Wilson’s cross was delicate; it may have been slightly behind Mitro, but the Serb’s improvisation was superb. He levered himself into the flight of the ball and he diverted with incomparable certainty. It had to be him. His stooping diving header was his 12th goal of the campaign, the most he’s ever attained at this level and if he’d been eligible to participate in the months gone by, he could well have reached at least 20. His form was stable as we encountered Manchester United in the FA Cup, he knocked Fulham into the lead at Old Trafford and though his season hit an unjust intermission, it’s so gratifying to witness him get back to what he does best: terrify defenders and bang in proper striker’s goals. The fire never subsided and in the next two games, you better believe we’ll stoke it up to a ferocity scalds until the dying embers.
Exhausted by VAR
I really don’t want to waste too much energy on this because I cannot be arsed but, come on: that’s a penalty. No matter how you tart it up, the ball acquainted itself with Lynaco’s hand and there isn’t an explanation that deems otherwise. The ball literally changed its course because it deflected off said appendage, so what in the land of buggery were those at Stockley Park even watching?

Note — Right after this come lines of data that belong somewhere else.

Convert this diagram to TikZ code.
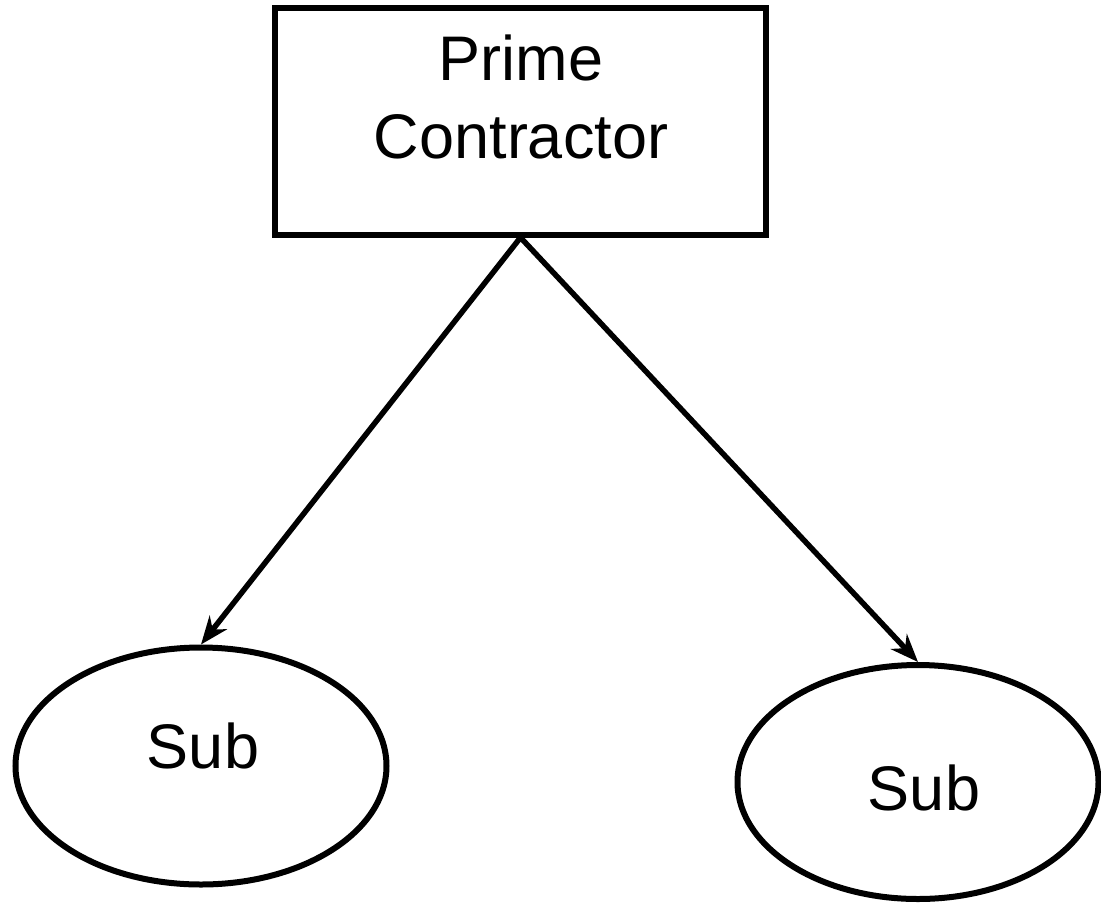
\documentclass[tikz,border=0pt]{standalone}
\usepackage{fontspec}
\setmainfont{Liberation Sans}
\usetikzlibrary{shapes.geometric,arrows.meta}
\tikzset{
  boxshape/.style={draw=black, line width=6pt, rectangle, inner sep=0pt},
  subshape/.style={draw=black, line width=6pt, ellipse, inner sep=0pt},
  bigtext/.style={font=\fontsize{63}{78}\selectfont, inner sep=0pt, anchor=base},
  conn/.style={draw=black, line width=5.5pt, -{Stealth[length=28pt,width=22pt]}}
}
\begin{document}
\begin{tikzpicture}[x=1pt,y=-1pt]
\useasboundingbox (0,0) rectangle (1101,906);
\fill[white] (0,0) rectangle (1101,906);
% prime contractor box
\node[boxshape, minimum width=491pt, minimum height=227pt] (prime) at (520.5,121) {};
\node[bigtext] (primeA) at (521,80) {Prime};
\node[bigtext] (primeB) at (521,158) {Contractor};
% sub ellipses
\node[subshape, minimum width=371pt, minimum height=237pt] (subL) at (201,766) {};
\node[bigtext] (subLt) at (203,768) {Sub};
\node[subshape, minimum width=361pt, minimum height=234pt] (subR) at (918,782) {};
\node[bigtext] (subRt) at (924,810) {Sub};
% connectors
\draw[conn] (prime.south) -- (subL.north);
\draw[conn] (prime.south) -- (subR.north);
\end{tikzpicture}
\end{document}
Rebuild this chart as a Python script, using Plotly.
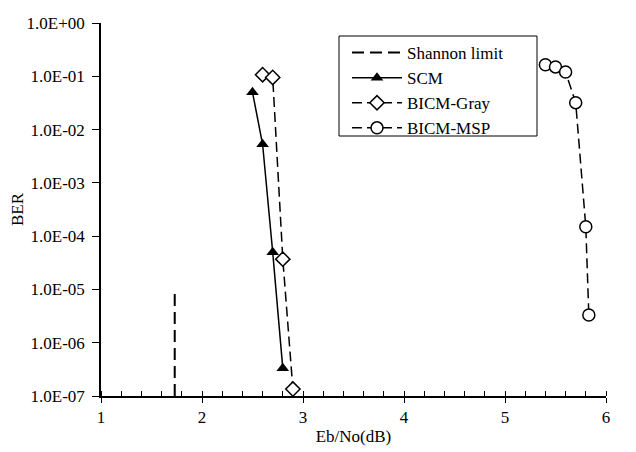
import plotly.graph_objects as go

# Data
shannon_x = [1.73, 1.73]
shannon_y = [1e-7, 1e-5]

scm_x = [2.5, 2.6, 2.7, 2.8]
scm_y = [5.0e-2, 5.3e-3, 5.0e-5, 3.3e-7]

gray_x = [2.6, 2.7, 2.8, 2.9]
gray_y = [1.07e-1, 9.5e-2, 3.7e-5, 1.35e-7]

msp_x = [5.4, 5.5, 5.6, 5.7, 5.8, 5.83]
msp_y = [1.65e-1, 1.5e-1, 1.2e-1, 3.2e-2, 1.5e-4, 3.3e-6]

ytick_vals = [1e0, 1e-1, 1e-2, 1e-3, 1e-4, 1e-5, 1e-6, 1e-7]
ytick_text = ["1.0E+00", "1.0E-01", "1.0E-02", "1.0E-03", "1.0E-04", "1.0E-05", "1.0E-06", "1.0E-07"]
xtick_vals = [1, 2, 3, 4, 5, 6]

FONT = "Liberation Serif"

# plot-area geometry in pixels
W, H = 636, 452
L, R, T, B = 93, 38, 15, 64
PW, PH = W - L - R, H - T - B


def px_to_paper_x(px):
    return (px - L) / PW


def px_to_paper_y(py):
    return (H - B - py) / PH


fig = go.Figure()
fig.add_trace(go.Scatter(x=shannon_x, y=shannon_y, mode="lines", name="Shannon limit",
                         line=dict(color="black", width=2, dash="12px,6px")))
fig.add_trace(go.Scatter(x=scm_x, y=scm_y, mode="lines+markers", name="SCM",
                         line=dict(color="black", width=1.5),
                         marker=dict(symbol="triangle-up", size=11, color="black")))
fig.add_trace(go.Scatter(x=gray_x, y=gray_y, mode="lines+markers", name="BICM-Gray",
                         line=dict(color="black", width=1.5, dash="10px,5px"),
                         marker=dict(symbol="diamond", size=11, color="white",
                                     line=dict(color="black", width=1.5))))
fig.add_trace(go.Scatter(x=msp_x, y=msp_y, mode="lines+markers", name="BICM-MSP",
                         line=dict(color="black", width=1.5, dash="10px,5px"),
                         marker=dict(symbol="circle", size=12, color="white",
                                     line=dict(color="black", width=1.5))))

# legend frame
fig.add_shape(type="rect", xref="paper", yref="paper",
              x0=px_to_paper_x(331), x1=px_to_paper_x(529),
              y0=px_to_paper_y(128), y1=px_to_paper_y(28),
              line=dict(color="black", width=1), fillcolor="white", layer="below")

fig.update_layout(
    width=W, height=H,
    margin=dict(l=L, r=R, t=T, b=B, autoexpand=False),
    paper_bgcolor="white", plot_bgcolor="white",
    font=dict(family=FONT, size=17, color="black"),
    showlegend=True,
    legend=dict(x=px_to_paper_x(339), y=px_to_paper_y(27), xanchor="left", yanchor="top",
                borderwidth=0, bgcolor="rgba(0,0,0,0)",
                font=dict(family=FONT, size=17), itemwidth=50,
                tracegroupgap=0),
    xaxis=dict(range=[1, 6], tickvals=xtick_vals, showline=True, linecolor="black",
               linewidth=1.5, ticks="outside", ticklen=5, tickcolor="black",
               showgrid=False, zeroline=False, automargin=False,
               tickfont=dict(family=FONT, size=17),
               minor=dict(dtick=0.2, ticks="inside", ticklen=5, tickcolor="black"),
               title=dict(text="Eb/No(dB)", font=dict(family=FONT, size=17), standoff=4)),
    yaxis=dict(type="log", range=[-7, 0], tickvals=ytick_vals, ticktext=ytick_text,
               showline=True, linecolor="black", linewidth=1.5, ticks="outside",
               ticklen=7, tickcolor="black", showgrid=False, zeroline=False,
               automargin=False, ticklabelstandoff=4,
               tickfont=dict(family=FONT, size=17),
               title=dict(text="BER", font=dict(family=FONT, size=17), standoff=0)),
)

fig.write_html("out.html")
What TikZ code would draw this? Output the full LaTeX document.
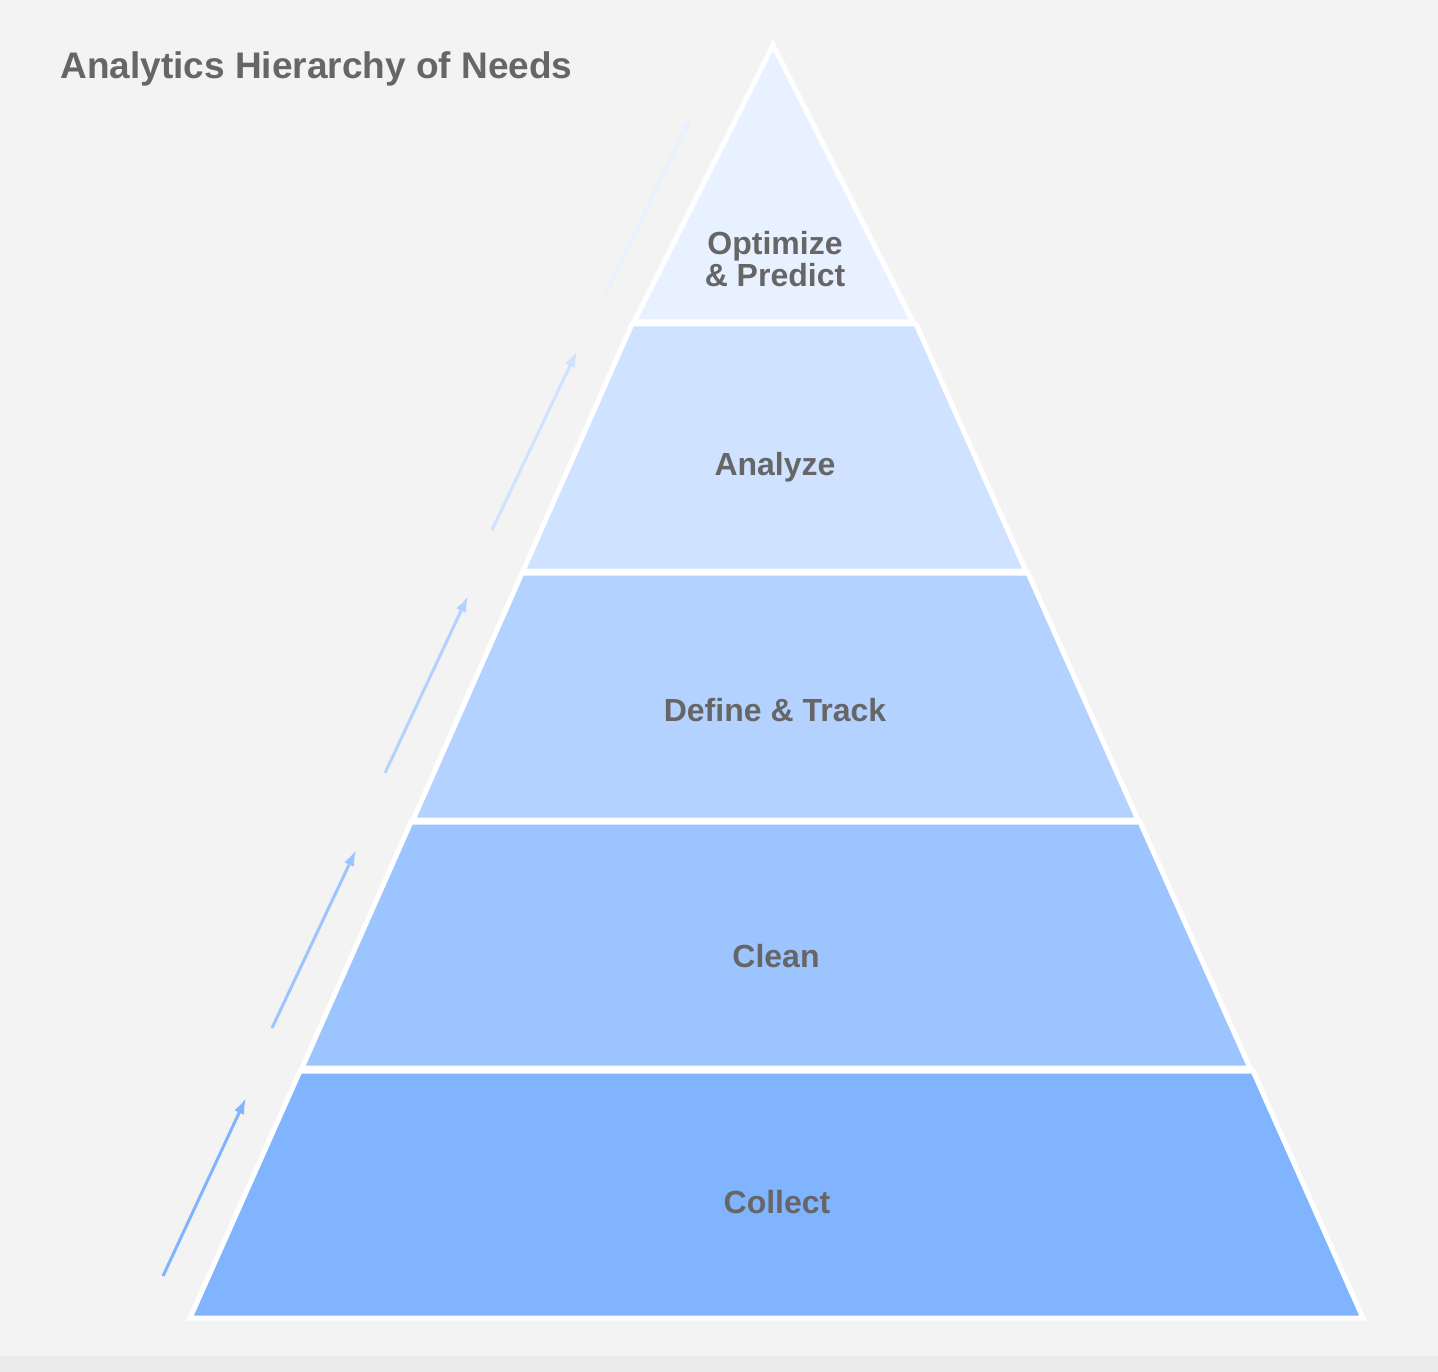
\documentclass[tikz,border=0pt]{standalone}
\usepackage{fontspec}
\setmainfont{Liberation Sans}
\begin{document}
\begin{tikzpicture}[x=1pt,y=-1pt,
  tier/.style={draw=white,line width=5pt,line join=miter},
  lab/.style={font=\bfseries\fontsize{32}{38}\selectfont,text=txt,align=center},
  up/.style={line width=3pt,-{Latex[length=16pt,width=11pt]}}]
\usetikzlibrary{arrows.meta}
\definecolor{bg}{HTML}{F3F3F3}
\definecolor{txt}{HTML}{666666}
\definecolor{c1}{HTML}{80B4FF}
\definecolor{c2}{HTML}{9CC4FF}
\definecolor{c3}{HTML}{B4D2FF}
\definecolor{c4}{HTML}{CFE2FF}
\definecolor{c5}{HTML}{E8F1FF}
\fill[bg] (0,0) rectangle (1438,1372);
\fill[black!8] (0,1356) rectangle (1438,1372);
\useasboundingbox (0,0) rectangle (1438,1372);
\node[anchor=base west,font=\bfseries\fontsize{37}{44}\selectfont,text=txt] (title) at (57,79) {Analytics Hierarchy of Needs};
\draw[tier,fill=c1] (190,1318) -- (300,1071) -- (1253,1071) -- (1363,1318) -- cycle;
\draw[tier,fill=c2] (302,1068) -- (411,822) -- (1140,822) -- (1250,1068) -- cycle;
\draw[tier,fill=c3] (413,820) -- (522,573) -- (1028,573) -- (1138,820) -- cycle;
\draw[tier,fill=c4] (523,571) -- (632,324) -- (916,324) -- (1026,571) -- cycle;
\draw[tier,fill=c5] (634,322) -- (773,45) -- (913,322) -- cycle;
\node[lab] (t5) at (775,259) {Optimize\\[-6pt]\& Predict};
\node[lab] (t4) at (775,467) {Analyze};
\node[lab] (t3) at (775,710) {Define \& Track};
\node[lab] (t2) at (776,956) {Clean};
\node[lab] (t1) at (777,1202) {Collect};
\coordinate (a1) at (163,1276); \coordinate (b1) at (246,1098);
\coordinate (a2) at (272,1028); \coordinate (b2) at (356,850);
\coordinate (a3) at (385,773); \coordinate (b3) at (468,596);
\coordinate (a4) at (492,530); \coordinate (b4) at (577,351);
\coordinate (a5) at (606,294); \coordinate (b5) at (691,116);
\draw[up,c1] (a1) -- (b1);
\draw[up,c2] (a2) -- (b2);
\draw[up,c3] (a3) -- (b3);
\draw[up,c4] (a4) -- (b4);
\draw[up,c5] (a5) -- (b5);
\end{tikzpicture}
\end{document}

Bunch of bloody amateurs. Thomas Bramall may not have had a clear line of sight but blimey, the cameras do not lie and neither do the protestations that followed immediately after. I am exhausted by the PGMOL’s incompetence to source qualified officials, VAR isn’t for every Premier League side, it’s only exclusive to those that sling hefty backhanders and it needs to be addressed.
We can talk about natural/unnatural postures, intent or mistake, the bottom line is simple and there shouldn’t be any hidden clauses. If a ball hits a hand, it’s a handball, the clue is in the infringement itself, so the people that pick their noses at monitors with all the evidence have to stop dicking around because if anything, it’s just embarrassing on their part. There’s nothing accredited about these tossers at all, and I bet they all eat muesli with tap water as well.